# Help with saw blades



## woodgirl (Sep 22, 2016)

We have some saw blades imported from Sweden, and we want to sell them, but I am having a hard time finding the exact blade to figure out the value.  We have about 50 of them.  If anyone can please explain what some of the numbers printed on the blade mean, I would so appreciate it.

the numbers I am having the hardest time with is the kerf.  On the box it states 1,6.  I was thinking maybe this was a typo and it should have read 1.6, since all of the measurements are in mm.  That would make the kerf 1/16 in., or so I thought.  when I looked at the actual blade, these are the numbers I see:

1,6/1,1/2,6

Now I am really confused 

Anyhow, we acquired these when we bought the old Harris-Tarkett manufacturing plant, so I would say they are not cheap blades.  I am attaching pics of the box and the blade.

In case you can't read all of the numbers on the blade, here they are:

Type is 20BA26X followed by 250  then 1,6/1,1/2,6
d=70 (I think that's supposed to be the bore #) 
z=30

Under that is 2023-11273-2383
n.max 7.200


----------



## bud16415 (Sep 22, 2016)

The center hole looks to be made for a special arbor. If you have a way (dial Vernier etc.) to measure the center hole and the outside diameter of the cutter. Also a photo of the edge of the blade to determine the set of the blade maybe someone can cross-reference it to some normal arbor/ saw size.  If it is a match then they could have some value. If you would need a special adapter to use them, then most likely they would have very little value.


----------



## elbo (Sep 22, 2016)

without the special arbor, the blade is worthless. If  you're going to use these blades yourself, you might get a machine shop to make bushing adapters so the blade will fit your arbor. If you're going to sell the blades then you would need to get a bushing for each blade
Chances are that your saw has a 5/8 arbor shaft and the blades are metric, so you wont be able to use it on your saw without an adapter safely


----------



## woodgirl (Sep 22, 2016)

I'm pretty sure these are for some sort of commercial use since they were bought by Harris Tarkett for use in their flooring manufacturing facility.


----------



## bud16415 (Sep 22, 2016)

They look like they fit a regular horizontal mill arbor with keys and spacers. They could have been set up to make gang cuts etc. We use blades like that for copper bar cutoff etc. 

A hard item to resell used sometimes as every dimension would have to meet someone&#8217;s needs.
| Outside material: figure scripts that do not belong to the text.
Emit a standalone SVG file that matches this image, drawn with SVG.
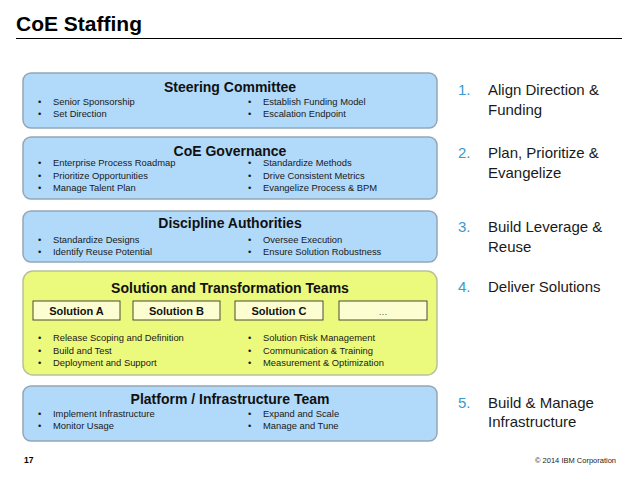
<svg xmlns="http://www.w3.org/2000/svg" width="638" height="479" viewBox="0 0 638 479">
<style>
text{font-family:"Liberation Sans",Arial,sans-serif;}
.box{fill:#b1d9f9;stroke:#94a6b6;stroke-width:1.5;}
.ybox{fill:#ebf97c;stroke:#b7c29a;stroke-width:1.5;}
.sub{fill:#fdfdd2;stroke:#4a4a3a;stroke-width:1;}
.t{font-size:14px;font-weight:bold;fill:#111;text-anchor:middle;}
.b{font-size:9.4px;fill:#1a1a1a;}
.st{font-size:11px;font-weight:bold;fill:#111;text-anchor:middle;}
.n{font-size:15px;fill:#3b98d3;}
.r{font-size:15px;fill:#1a1a1a;}
</style>
<rect width="638" height="479" fill="#ffffff"/>
<text x="16" y="31" font-size="21" font-weight="bold" fill="#000">CoE Staffing</text>
<line x1="16" y1="38.5" x2="622" y2="38.5" stroke="#000" stroke-width="1.2"/>

<g id="steering">
<rect class="box" x="23" y="73" width="414" height="55" rx="8"/>
<text class="t" x="230" y="92">Steering Committee</text>
<text class="b" x="38" y="105">•</text><text class="b" x="53" y="105">Senior Sponsorship</text>
<text class="b" x="38" y="117">•</text><text class="b" x="53" y="117">Set Direction</text>
<text class="b" x="248" y="105">•</text><text class="b" x="263" y="105">Establish Funding Model</text>
<text class="b" x="248" y="117">•</text><text class="b" x="263" y="117">Escalation Endpoint</text>
</g>

<g id="governance">
<rect class="box" x="23" y="137" width="414" height="62" rx="8"/>
<text class="t" x="230" y="155.5">CoE Governance</text>
<text class="b" x="38" y="166">•</text><text class="b" x="53" y="166">Enterprise Process Roadmap</text>
<text class="b" x="38" y="178.5">•</text><text class="b" x="53" y="178.5">Prioritize Opportunities</text>
<text class="b" x="38" y="191">•</text><text class="b" x="53" y="191">Manage Talent Plan</text>
<text class="b" x="248" y="166">•</text><text class="b" x="263" y="166">Standardize Methods</text>
<text class="b" x="248" y="178.5">•</text><text class="b" x="263" y="178.5">Drive Consistent Metrics</text>
<text class="b" x="248" y="191">•</text><text class="b" x="263" y="191">Evangelize Process &amp; BPM</text>
</g>

<g id="discipline">
<rect class="box" x="23" y="211" width="414" height="51" rx="8"/>
<text class="t" x="230" y="228">Discipline Authorities</text>
<text class="b" x="38" y="243">•</text><text class="b" x="53" y="243">Standardize Designs</text>
<text class="b" x="38" y="254.5">•</text><text class="b" x="53" y="254.5">Identify Reuse Potential</text>
<text class="b" x="248" y="243">•</text><text class="b" x="263" y="243">Oversee Execution</text>
<text class="b" x="248" y="254.5">•</text><text class="b" x="263" y="254.5">Ensure Solution Robustness</text>
</g>

<g id="solution">
<rect class="ybox" x="23" y="271" width="414" height="104" rx="10"/>
<text class="t" x="230" y="292.5">Solution and Transformation Teams</text>
<rect class="sub" x="33" y="301" width="87" height="19"/>
<text class="st" x="76.5" y="315">Solution A</text>
<rect class="sub" x="133" y="301" width="87" height="19"/>
<text class="st" x="176.5" y="315">Solution B</text>
<rect class="sub" x="235" y="301" width="88" height="19"/>
<text class="st" x="279" y="315">Solution C</text>
<rect class="sub" x="339" y="301" width="88" height="19"/>
<text x="383" y="315" font-size="9" fill="#555" text-anchor="middle">…</text>
<text class="b" x="38" y="341">•</text><text class="b" x="53" y="341">Release Scoping and Definition</text>
<text class="b" x="38" y="353.5">•</text><text class="b" x="53" y="353.5">Build and Test</text>
<text class="b" x="38" y="366">•</text><text class="b" x="53" y="366">Deployment and Support</text>
<text class="b" x="248" y="341">•</text><text class="b" x="263" y="341">Solution Risk Management</text>
<text class="b" x="248" y="353.5">•</text><text class="b" x="263" y="353.5">Communication &amp; Training</text>
<text class="b" x="248" y="366">•</text><text class="b" x="263" y="366">Measurement &amp; Optimization</text>
</g>

<g id="platform">
<rect class="box" x="23" y="386" width="414" height="55" rx="8"/>
<text class="t" x="230" y="404">Platform / Infrastructure Team</text>
<text class="b" x="38" y="417">•</text><text class="b" x="53" y="417">Implement Infrastructure</text>
<text class="b" x="38" y="428.5">•</text><text class="b" x="53" y="428.5">Monitor Usage</text>
<text class="b" x="248" y="417">•</text><text class="b" x="263" y="417">Expand and Scale</text>
<text class="b" x="248" y="428.5">•</text><text class="b" x="263" y="428.5">Manage and Tune</text>
</g>

<g id="steps">
<text class="n" x="458" y="95">1.</text><text class="r" x="488" y="95">Align Direction &amp;</text>
<text class="r" x="488" y="115">Funding</text>
<text class="n" x="458" y="158">2.</text><text class="r" x="488" y="158">Plan, Prioritize &amp;</text>
<text class="r" x="488" y="178">Evangelize</text>
<text class="n" x="458" y="232">3.</text><text class="r" x="488" y="232">Build Leverage &amp;</text>
<text class="r" x="488" y="252">Reuse</text>
<text class="n" x="458" y="292">4.</text><text class="r" x="488" y="292">Deliver Solutions</text>
<text class="n" x="458" y="408">5.</text><text class="r" x="488" y="408">Build &amp; Manage</text>
<text class="r" x="488" y="427">Infrastructure</text>
</g>

<text x="24" y="463" font-size="8.5" font-weight="bold" fill="#000">17</text>
<text x="535" y="463" font-size="7.5" fill="#222">© 2014 IBM Corporation</text>
</svg>
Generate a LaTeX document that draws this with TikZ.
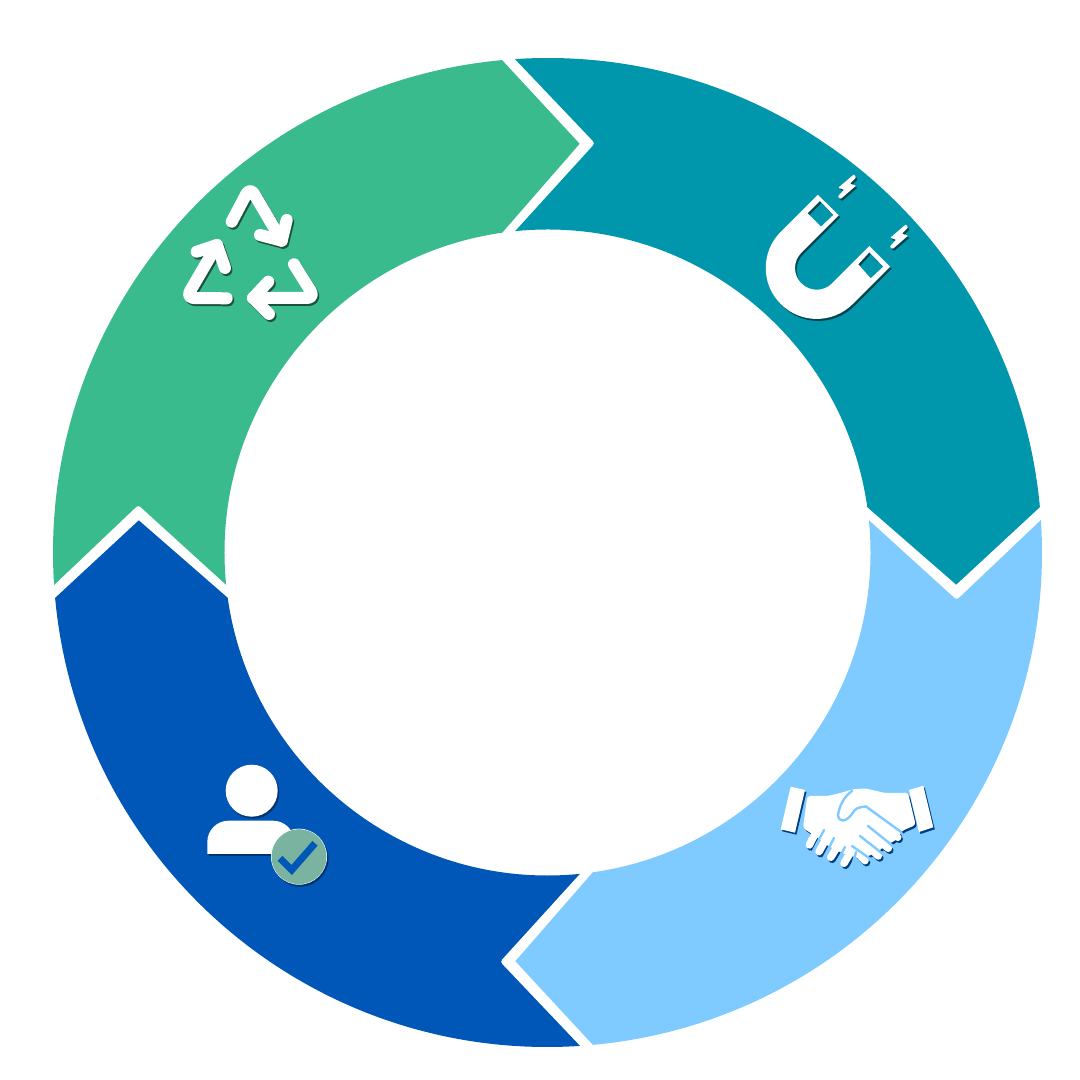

Measure them up and put them on ebay and they will sell.


----------



## beachguy005 (Sep 22, 2016)

You may want to start at their website.  Seems you just need to log on to access it but it's free.  

https://www.machinetools.com/en/companies/38485-lamitec-tools-ab


----------



## woodgirl (Sep 22, 2016)

They are not used, they are new in the box. we have about 50 of them


----------



## nealtw (Sep 22, 2016)

Welcome to the site, good luck finding an end user.
http://www.indiamart.com/proddetail/multi-rip-saw-blades-with-rakers-8444421455.html


----------



## nealtw (Sep 22, 2016)

They are used by people cutting flooring or cabinet shops, any one cutting lot's of one size of board.
Years ago I had a fiend that used one, he cut hardwood blanks for paintbrush handles and shipped them to China.


----------



## woodgirl (Sep 26, 2016)

Thank you for all of your help   I have listed them on ebay without having to sound like an idiot!


----------



## nealtw (Sep 26, 2016)

woodgirl said:


> Thank you for all of your help   I have listed them on ebay without having to sound like an idiot!



As these things are set up with spacers, the kerf measurement will be important.


----------